HOLLAND v. LVNV FUNDING, LLC

United States District Court, Western District of Kentucky (2016)

Facts

Issue

Holding — Russell, S.J.

Rule

Reasoning

Deep Dive: How the Court Reached Its Decision

Federal Arbitration Act and Policy Favoring Arbitration

The U.S. District Court for the Western District of Kentucky began its reasoning by emphasizing the strong federal policy favoring arbitration, as established by the Federal Arbitration Act (FAA). This policy mandates that courts must compel arbitration whenever a valid arbitration agreement exists and the dispute falls within the scope of that agreement. The court noted that the FAA was designed to overcome judicial hostility toward arbitration and ensure that arbitration agreements are enforced as written. Therefore, the presence of an arbitration clause in a contractual agreement is generally sufficient for a court to compel arbitration unless a genuine issue regarding the agreement's validity arises. In this case, the court's task was to determine whether the arbitration provision in the Cardholder Agreement between Hurley Holland and Credit One Bank, which was later assigned to LVNV, met these criteria. The court recognized that both parties had agreed to the terms of the Cardholder Agreement, which included arbitration as a means to resolve disputes, thereby entering into a legal relationship governed by the terms of that agreement.

Validity of the Arbitration Agreement

The court evaluated the validity of the arbitration agreement by examining whether Holland had a contractual relationship with Credit One, which he acknowledged. The court found that the Cardholder Agreement clearly included an enforceable arbitration provision, allowing either party to elect to submit any disputes to binding arbitration. Holland challenged the validity of the arbitration provision on several grounds, including claims that LVNV was not a party to the original agreement and that it had only purchased "receivables" rather than the full range of contractual rights. However, the court clarified that under Kentucky law, an assignee of accounts receivable, such as LVNV, could enforce the terms of the original agreement, including the arbitration clause. The court pointed out that the language of the Agreement specified that it applied not only to Credit One but also to its successors and assigns, which encompassed LVNV. Thus, the court concluded that there was no genuine dispute regarding the validity of the arbitration agreement, allowing LVNV to compel arbitration of Holland's claims.

Scope of the Arbitration Agreement

After finding the arbitration agreement valid, the court assessed whether Holland's claims fell within its scope. The arbitration provision in the Cardholder Agreement encompassed "any controversy or dispute," expressly including claims related to collections matters. The court noted that Holland's allegations under the Fair Debt Collection Practices Act (FDCPA) stemmed from the collection efforts by LVNV regarding the debt incurred under the Cardholder Agreement. Since the arbitration clause was broadly written, the court found no evidence suggesting that Holland's claims were excluded from arbitration. Holland had the burden to demonstrate that his claims were not arbitrable; however, he failed to provide any compelling argument against the applicability of the arbitration provision to his FDCPA claims.
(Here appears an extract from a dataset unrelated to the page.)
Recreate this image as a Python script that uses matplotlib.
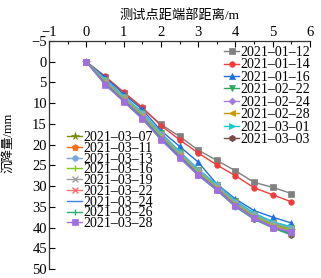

Consequently, the court determined that all of Holland's claims were subject to arbitration under the terms of the Agreement.

Holland's Arguments Against Arbitration

The court addressed several arguments raised by Holland against the enforcement of the arbitration agreement. First, Holland claimed that LVNV could not compel arbitration because it only purchased receivables, not the entire suite of contractual rights. The court rejected this argument, explaining that under Kentucky law, the rights of an assignee include the ability to enforce the terms of the underlying contract, including arbitration provisions. Holland also argued that the documentation provided by LVNV was hearsay and therefore inadmissible. However, the court found that the Agreement was admissible as a business record under the Federal Rules of Evidence, as LVNV had provided sufficient affidavits establishing the authenticity and trustworthiness of the document. The court concluded that Holland's claims, both in terms of validity and scope of the arbitration agreement, were unsubstantiated and did not provide a basis to deny LVNV's motion to compel arbitration.

Conclusion and Remedy

Ultimately, the court granted LVNV's motion to compel arbitration and dismissed Holland's case. The court emphasized that the FAA requires courts to enforce valid arbitration agreements and that Holland's claims fell squarely within the arbitration provision's broad scope. By dismissing the case rather than issuing a stay, the court adhered to the precedent that allows for dismissal when all of a plaintiff's claims are subject to arbitration. The court reaffirmed the principle that parties who enter into arbitration agreements are bound by their terms, thus ensuring that Holland would still have an opportunity to pursue his claims in arbitration, albeit outside the judicial system. The decision reflected the court's commitment to uphold the federal policy favoring arbitration as a means of resolving disputes.